Manzoor Mirza (13 August 1930 - 28 March 2016) was a Pakistani educationist who also was an Additional Secretary of Education, and Professor of Economics.

He authored many books on English and economics, as well as writing several book reviews.

==Early life and education==
Born and raised in Bhimber, Azad Jammu and Kashmir, he passed matriculation exam after attending Bhimber High School. Manzoor Mirza graduated with honours in English Literature from Murray College Sialkot and went to University of the Punjab Lahore for his master's degree in Economics. He received his master's degree in 1952.

==Career==
After finishing his college education, he started teaching Economics as a lecturer. Then he became the founding principal of Government College for Boys in Phalia, Mandi Bahauddin District, Punjab (Pakistan). For some time, he served as a director of colleges, Multan Division. Later, he was sent on deputation to a university in Kampala, Uganda as associate professor of Economics. In 1989, he represented Pakistan in a South Asian Association for Regional Cooperation (SAARC) conference held in India.

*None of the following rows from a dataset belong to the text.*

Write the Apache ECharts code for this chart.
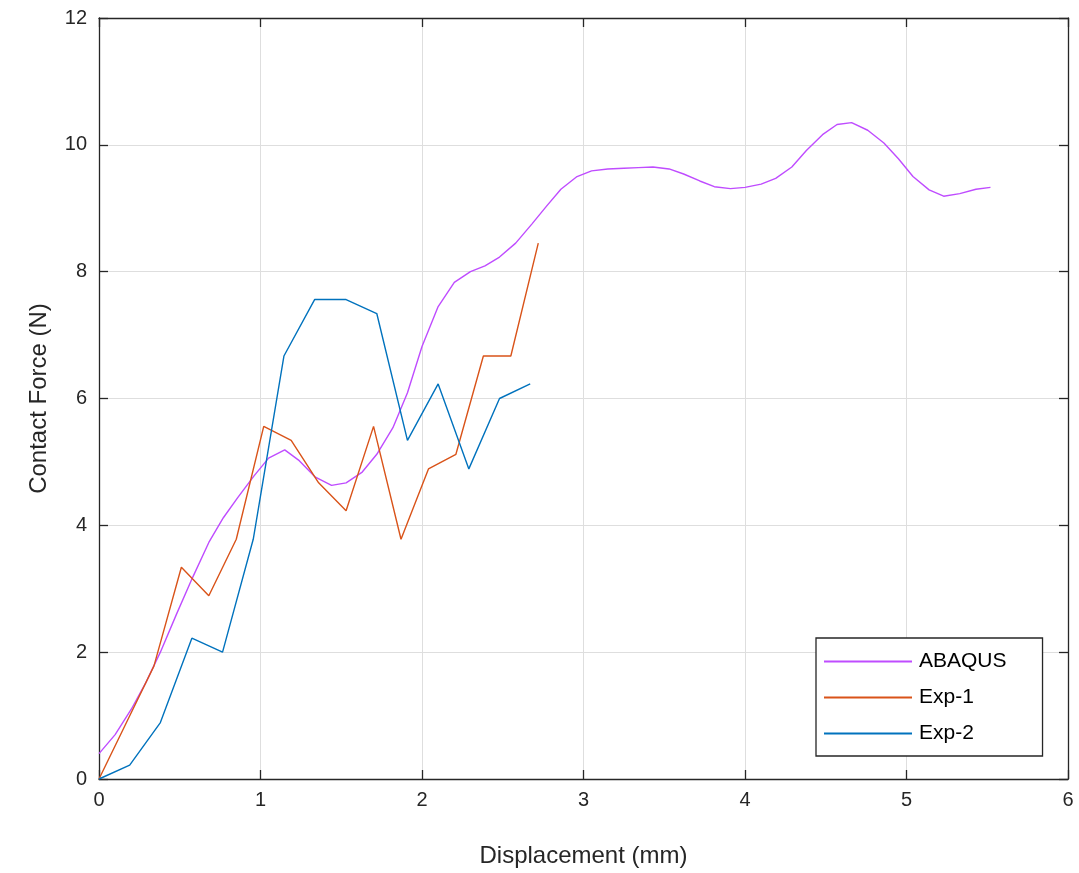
<!DOCTYPE html>
<html>
<head>
<meta charset="utf-8">
<script src="https://cdn.jsdelivr.net/npm/echarts@6/dist/echarts.min.js"></script>
<style>
  html, body { margin: 0; padding: 0; background: #fff; }
  #chart { width: 1079px; height: 873px; }
</style>
</head>
<body>
<div id="chart"></div>
<script>
// Simulation curve: displacement (mm) and contact force (N)
const abaqusX = [0, 0.10, 0.20, 0.29, 0.38, 0.48, 0.58, 0.68, 0.77, 0.86, 0.96, 1.05, 1.15, 1.24, 1.34, 1.44, 1.53, 1.63, 1.72, 1.82,
  1.91, 2.00, 2.10, 2.20, 2.30, 2.39, 2.48, 2.58, 2.68, 2.77, 2.86, 2.96, 3.05, 3.15, 3.25, 3.34, 3.43, 3.53, 3.62, 3.72,
  3.81, 3.91, 4.00, 4.10, 4.19, 4.29, 4.38, 4.48, 4.57, 4.66, 4.76, 4.86, 4.95, 5.04, 5.14, 5.23, 5.33, 5.43, 5.52];
const abaqusY = [0.40, 0.70, 1.10, 1.52, 2.00, 2.60, 3.18, 3.73, 4.12, 4.44, 4.78, 5.06, 5.19, 5.02, 4.76, 4.63, 4.67, 4.84, 5.12, 5.54,
  6.09, 6.82, 7.45, 7.83, 8.00, 8.09, 8.23, 8.45, 8.75, 9.03, 9.30, 9.50, 9.59, 9.62, 9.63, 9.64, 9.65, 9.62, 9.54, 9.43,
  9.34, 9.31, 9.33, 9.38, 9.47, 9.65, 9.91, 10.16, 10.32, 10.35, 10.23, 10.03, 9.78, 9.50, 9.29, 9.19, 9.23, 9.30, 9.33];

// Test 1
const exp1X = [0, 0.17, 0.34, 0.51, 0.68, 0.85, 1.02, 1.19, 1.36, 1.53, 1.70, 1.87, 2.04, 2.21, 2.38, 2.55, 2.72];
const exp1Y = [0, 0.89, 1.78, 3.34, 2.89, 3.78, 5.56, 5.34, 4.67, 4.23, 5.56, 3.78, 4.89, 5.12, 6.67, 6.67, 8.45];

// Test 2
const exp2X = [0, 0.19, 0.38, 0.575, 0.765, 0.955, 1.145, 1.335, 1.53, 1.72, 1.91, 2.10, 2.29, 2.48, 2.67];
const exp2Y = [0, 0.22, 0.89, 2.22, 2.00, 3.78, 6.67, 7.56, 7.56, 7.34, 5.34, 6.23, 4.89, 6.00, 6.23];

const seriesNames = ['ABAQUS', 'Exp-1', 'Exp-2'];
const seriesColors = ['#BF4CFF', '#D95319', '#0072BD'];

const xTicks = [0, 1, 2, 3, 4, 5, 6];
const yTicks = [0, 2, 4, 6, 8, 10, 12];

const zip = (xs, ys) => xs.map((x, i) => [x, ys[i]]);

const axisColor = '#262626';
const font = 'Liberation Sans, Arial, Helvetica, sans-serif';

const baseAxis = {
  type: 'value',
  axisLine: { show: true, onZero: false, lineStyle: { color: axisColor, width: 1.3 } },
  axisTick: { show: true, inside: true, length: 9, lineStyle: { color: axisColor, width: 1.3 } },
};

const chart = echarts.init(document.getElementById('chart'), null, { renderer: 'canvas' });

chart.setOption({
  backgroundColor: '#ffffff',
  animation: false,
  grid: { left: 99, right: 11, top: 18, bottom: 93, containLabel: false },
  xAxis: [
    Object.assign({}, baseAxis, {
      position: 'bottom',
      min: xTicks[0], max: xTicks[xTicks.length - 1], interval: 1,
      name: 'Displacement (mm)',
      nameLocation: 'middle', nameGap: 65,
      nameTextStyle: { fontFamily: font, fontSize: 24, color: axisColor },
      axisLabel: { fontFamily: font, fontSize: 20, color: axisColor, margin: 11 },
      splitLine: { show: true, lineStyle: { color: '#dedede', width: 1 } },
    }),
    Object.assign({}, baseAxis, {
      position: 'top',
      min: xTicks[0], max: xTicks[xTicks.length - 1], interval: 1,
      axisLabel: { show: false },
      splitLine: { show: false },
    }),
  ],
  yAxis: [
    Object.assign({}, baseAxis, {
      position: 'left',
      min: yTicks[0], max: yTicks[yTicks.length - 1], interval: 2,
      name: 'Contact Force (N)',
      nameLocation: 'middle', nameGap: 48, nameRotate: 90,
      nameTextStyle: { fontFamily: font, fontSize: 24, color: axisColor },
      axisLabel: { fontFamily: font, fontSize: 20, color: axisColor, margin: 12 },
      splitLine: { show: true, lineStyle: { color: '#dedede', width: 1 } },
    }),
    Object.assign({}, baseAxis, {
      position: 'right',
      min: yTicks[0], max: yTicks[yTicks.length - 1], interval: 2,
      axisLabel: { show: false },
      splitLine: { show: false },
    }),
  ],
  legend: {
    orient: 'vertical',
    left: 816, top: 638,
    padding: [13, 36, 12, 8],
    itemWidth: 88, itemHeight: 2, itemGap: 15,
    icon: 'path://M0,0H88V2H0Z',
    backgroundColor: '#ffffff',
    borderColor: axisColor, borderWidth: 1.3, borderRadius: 0,
    textStyle: { fontFamily: font, fontSize: 21, color: '#000000', padding: [0, 0, 0, 2] },
    data: seriesNames,
  },
  series: [
    { data: zip(abaqusX, abaqusY) },
    { data: zip(exp1X, exp1Y) },
    { data: zip(exp2X, exp2Y) },
  ].map((s, i) => ({
    name: seriesNames[i],
    type: 'line',
    data: s.data,
    xAxisIndex: 0, yAxisIndex: 0,
    symbol: 'none',
    color: seriesColors[i],
    lineStyle: { color: seriesColors[i], width: 1.4 },
    z: 3,
  })),
});
</script>
</body>
</html>
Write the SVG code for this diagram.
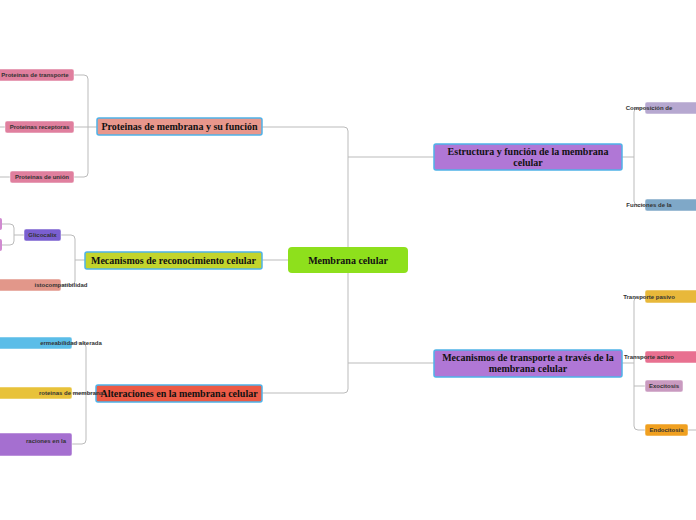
<svg xmlns="http://www.w3.org/2000/svg" width="696" height="520" viewBox="0 0 696 520">
<style>
.m{stroke:#4fb2e8;stroke-width:1.5}
.mt{font-family:"Liberation Serif",serif;font-weight:bold;font-size:10px;fill:#111;text-anchor:middle}
.s{stroke:#fff;stroke-width:0.5}
.st{font-family:"Liberation Sans",sans-serif;font-weight:bold;font-size:6px;fill:#333;text-anchor:middle}
.c{fill:none;stroke:#bbb;stroke-width:1}
</style>
<rect width="696" height="520" fill="#fff"/>
<g id="connectors">
<path class="c" d="M262 127H344Q348 127 348 131V389Q348 393 344 393H262M262 260H348M348 157H434M348 363H434"/>
<path class="c" d="M97 127H88M74 75H84Q88 75 88 79V173Q88 177 84 177H74M74 127H88M5 127H0M10 177H0"/>
<path class="c" d="M85 260H75M61 285H71Q75 285 75 281V239Q75 235 71 235H61M24 235H14M2 224H10Q14 224 14 228V241Q14 245 10 245H2"/>
<path class="c" d="M96 393H86M72 343H82Q86 343 86 347V440Q86 444 82 444H72M72 393H86"/>
<path class="c" d="M622 157H634M645 108H638Q634 108 634 112V201Q634 205 638 205H645"/>
<path class="c" d="M622 363H634M645 297H638Q634 297 634 301V426Q634 430 638 430H645M634 357H645M634 386H645M688 430H696"/>
</g>
<g id="center"><rect x="288" y="247" width="120" height="26" rx="4" fill="#8ee01c"/><text class="mt" x="348" y="264" font-size="11">Membrana celular</text></g>
<g id="n-proteinas"><rect class="m" x="97" y="118" width="165" height="17" rx="2" fill="#e8978c"/><text class="mt" x="179.5" y="130">Proteinas de membrana y su función</text></g>
<g id="n-reconocimiento"><rect class="m" x="85" y="252" width="177" height="17" rx="2" fill="#c3d42c"/><text class="mt" x="173.5" y="264">Mecanismos de reconocimiento celular</text></g>
<g id="n-alteraciones"><rect class="m" x="96" y="385" width="166" height="17" rx="2" fill="#ec5a45"/><text class="mt" x="179" y="397">Alteraciones en la membrana celular</text></g>
<g id="n-estructura"><rect class="m" x="434" y="144" width="188" height="26" rx="2" fill="#b077d6"/><text class="mt" x="528" y="155">Estructura y función de la membrana</text><text class="mt" x="528" y="166">celular</text></g>
<g id="n-transporte"><rect class="m" x="434" y="350" width="188" height="27" rx="2" fill="#b077d6"/><text class="mt" x="528" y="361">Mecanismos de transporte a través de la</text><text class="mt" x="528" y="372">membrana celular</text></g>
<g id="c1"><rect class="s" x="-4" y="69" width="78" height="12" rx="2" fill="#e07f9e"/><text class="st" x="35" y="77">Proteinas de transporte</text></g>
<g id="c2"><rect class="s" x="5" y="121" width="69" height="12" rx="2" fill="#e07f9e"/><text class="st" x="39.5" y="129">Proteinas receptoras</text></g>
<g id="c3"><rect class="s" x="10" y="171" width="64" height="12" rx="2" fill="#e07f9e"/><text class="st" x="42" y="179">Proteinas de unión</text></g>
<g id="c4"><rect class="s" x="24" y="229" width="37" height="12" rx="2" fill="#7a5fd0"/><text class="st" x="42.5" y="237">Glicocalix</text></g>
<g id="c4a"><rect x="-4" y="218" width="6" height="12" rx="2" fill="#d08ad0"/></g>
<g id="c4b"><rect x="-4" y="239" width="6" height="12" rx="2" fill="#d08ad0"/></g>
<g id="c5"><rect class="s" x="-20" y="279" width="81" height="12" rx="2" fill="#e2978a"/><text class="st" x="61" y="287" text-anchor="end">istocompatibilidad</text></g>
<g id="c6"><rect class="s" x="-20" y="337" width="92" height="12" rx="2" fill="#5bbde8"/><text class="st" x="71" y="345" text-anchor="end">ermeabilidad alterada</text></g>
<g id="c7"><rect class="s" x="-20" y="387" width="92" height="12" rx="2" fill="#e8c23a"/><text class="st" x="71" y="395" text-anchor="end">roteinas de membrana</text></g>
<g id="c8"><rect class="s" x="-20" y="433" width="92" height="23" rx="2" fill="#a56fd0"/><text class="st" x="46" y="443" font-size="7" font-weight="normal" fill="#222" text-anchor="end">raciones en la</text></g>
<g id="c9"><rect class="s" x="645" y="102" width="60" height="12" rx="2" fill="#b6a8d0"/><text class="st" x="649" y="110" text-anchor="start">Composición de</text></g>
<g id="c10"><rect class="s" x="645" y="199" width="60" height="12" rx="2" fill="#7fa8c8"/><text class="st" x="649" y="207" text-anchor="start">Funciones de la</text></g>
<g id="c11"><rect class="s" x="645" y="290" width="60" height="13" rx="2" fill="#e8b83a"/><text class="st" x="649" y="299" text-anchor="start" fill="#111">Transporte pasivo</text></g>
<g id="c12"><rect class="s" x="645" y="351" width="60" height="12" rx="2" fill="#e87090"/><text class="st" x="649" y="359" text-anchor="start">Transporte activo</text></g>
<g id="c13"><rect class="s" x="645" y="380" width="38" height="12" rx="2" fill="#c99ac0"/><text class="st" x="664" y="388">Exocitosis</text></g>
<g id="c14"><rect class="s" x="645" y="424" width="43" height="12" rx="2" fill="#f0a020"/><text class="st" x="666.5" y="432">Endocitosis</text></g>
</svg>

He also served as a panelist at the Civil Services Academy Lahore in Punjab, Pakistan as well as a guest speaker at National Institute of Public Administration (NIPA).

===Columnist===
Manzoor Mirza was a regular newspaper columnist at many English-language newspapers in Pakistan until 2001.

==Books and contributions==
- Selective Long Essays
- Sundry Reflections
- Paragraphs and Essays
- Special Reflective Essays
- Text Book of Development Economics
- Writing Practice for IELTS Test
- Pool of Topics
- Writing Topics for TOFEL and other Competitive Exams

==Death==
Manzoor Mirza died peacefully on 28 March 2016 at the age of 85 in Lahore.